- The typical black family in America has one-tenth the wealth of the typical white family—and that gap has been widening since 2004.
- Closing the racial wealth gap would add $1.5 trillion to the entire U.S. economy, according to a new report from McKinsey.
- "This is not something that affects only one community," the report's author said.
The typical white family in America has 10 times the wealth of a typical black family—a figure that has barely changed in two decades and has actually widened in the current economic expansion.
This persistent, and growing, disparity has become a pressing issue for Democrats, with four presidential hopefuls making their case in June at the Black Economic Alliance Forum and a House Judiciary subcommittee debatingjust this summer.
But it's also infiltrating corporate America. The consulting firm McKinsey this week issued an estimate of just how much the historic and current discrimination against African-Americans is hurting the broader economy. That estimate: Somewhere between $1 trillion and $1.5 trillion.
If black families were as wealthy as white ones, in other words, America's economy would benefit from the addition of "between 4 and 6 percent of the projected GDP in 2028," according to the report.
This gap shows itself in many ways. The most valuable possessions the bulk of Americans own is their homes. But black Americans, who were kept out of homeownership by local and federal policy through much of the 20th century, are much less likely to own their homes today. When they do own, black Americans disproportionately own houses in poorer neighborhoods with lower home values and get less favorable mortgage terms than white Americans.
"The racial wealth gap is a reflection of long-term policies and practices by both the public and private sectors that have systematically disadvantaged black, Latinx and Native communities in favor of white Americans," Nina Banks, a professor of economics at Bucknell University, said via email.
As the Atlantic reported this week, federally sanctioned farm policies throughout the 20th century dispossessed 1 million black farmers of their land. Black people today have more college debt, less access to banking services and lower pay than their white counterparts.

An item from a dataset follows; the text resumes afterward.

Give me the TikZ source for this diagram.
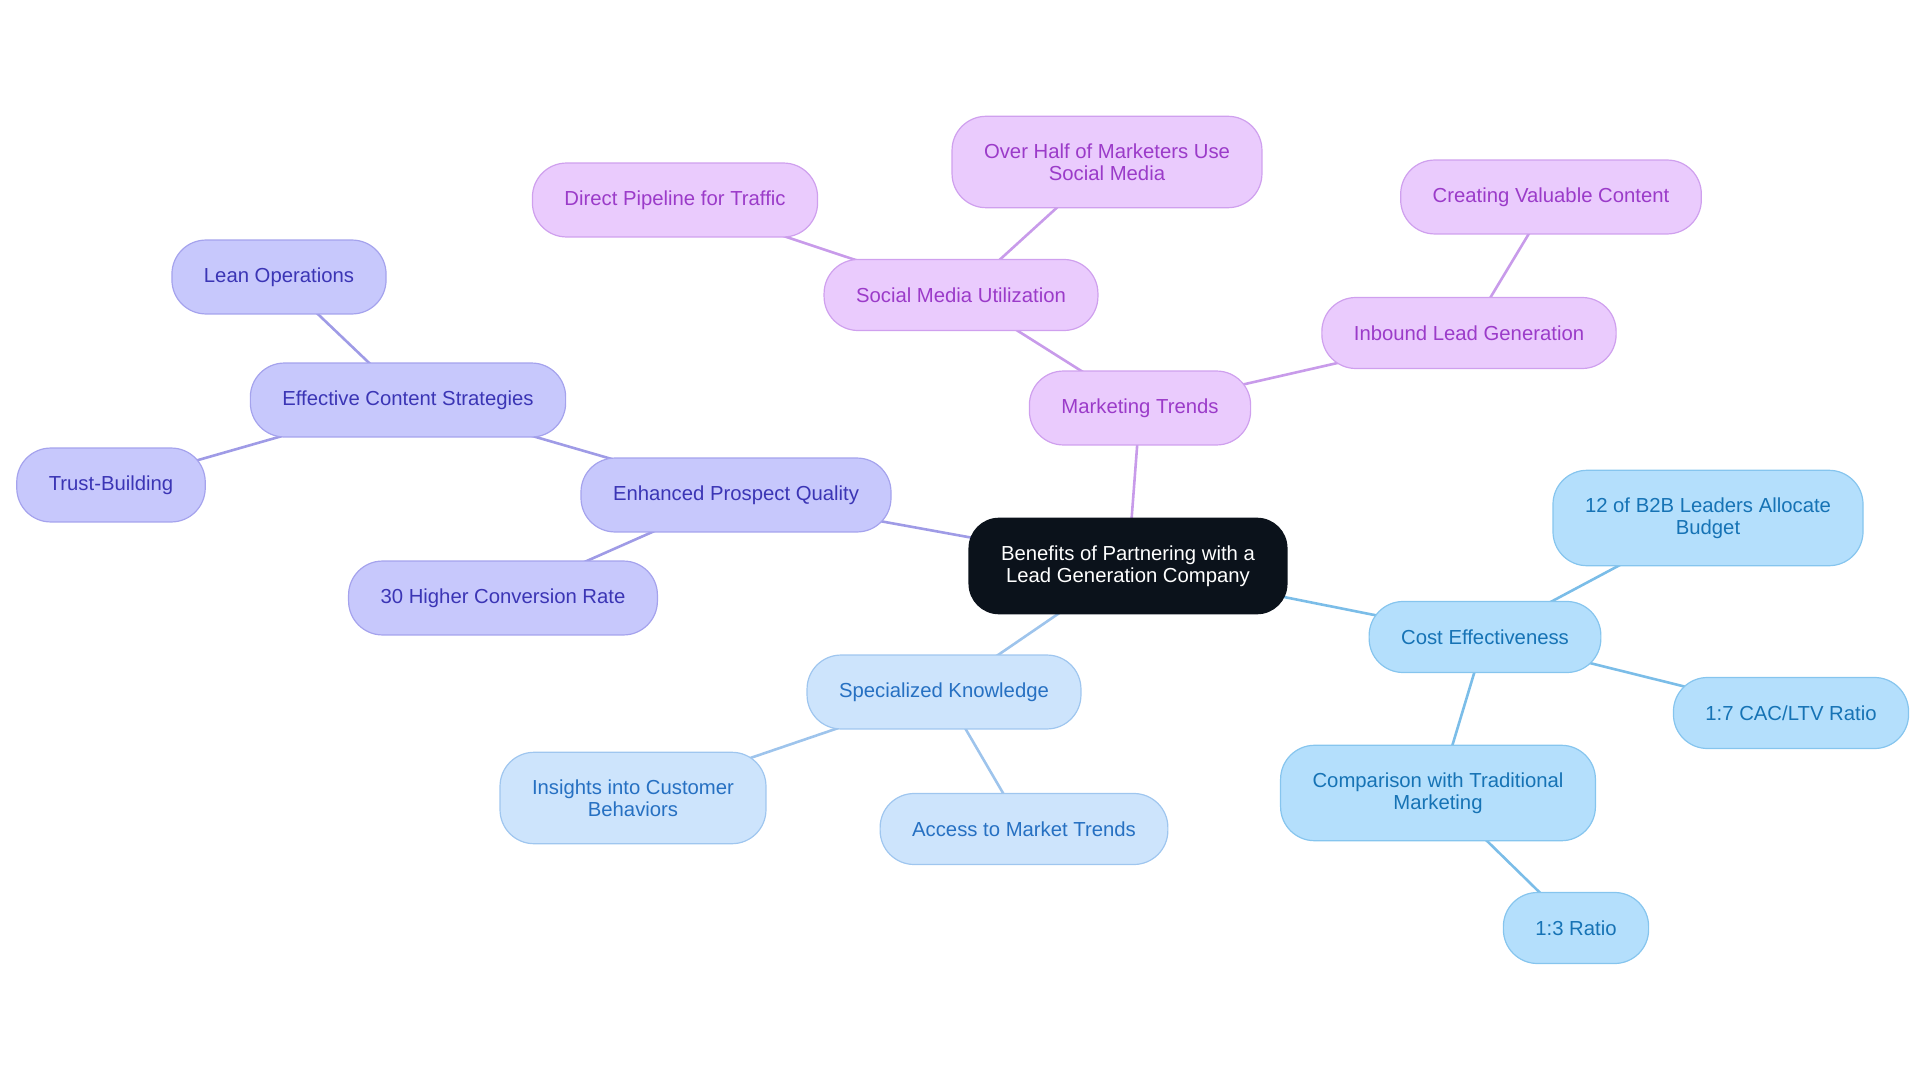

All this contributes to the state of affairs in which the typical white family is worth about $171,000, while the typical black family is worth $17,600. And because the wealth (or poverty) Americans are born into determine their earning power, wealth inequity carries across to incomes, with white Americans earning $1 million more over a working lifetime than their black counterparts.
This doesn't hurt just black Americans, McKinsey said, but creates an overall drag on the economy. The upside is that reducing that inequity is likely to be an overall positive on the economy, said Jason Wright, a partner at McKinsey and one of the authors of the report.
"That's not just the money in black pockets, that's the entire economy — dollars in the hands of African-Americans, being distributed to people of all types, all businesses, all over the country," he said.
The fact that an elite corporate consultancy is taking up an inequality issue long relegated to nonprofits and community activist groups has caused a bit of surprise.
"It's an interesting moment that a group that most of us would think of as pretty mainstream and not having any particular agenda on this issue is highlighting it," said Sam Brooke, deputy legal director for the Southern Poverty Law Center's economic justice division. "The fact that they're taking it up shows how nonthreatening and beneficial to everyone these proposals can be."
However, Brooke went on, closing the gap won't happen without targeted policies—something unlikely to happen in the current administration, he said.
"We continue to see policies that are put in place that continue to have a disparate effect on black Americans," he said, including efforts to restrict access to public housing for people who have criminal convictions, as well as to make it harder to bring cases of housing discrimination
"This is also an issue that government needs to get behind on. It's not something that we could look to the private sector and say, if only there were access to good [interest] rates, we would fix this."
Banks, the Bucknell professor, said it was "noteworthy that the issue of the racial wealth gap has been taken up by a mainstream consultancy," but added that the central concern should be on achieving racial equity—not economic benefits.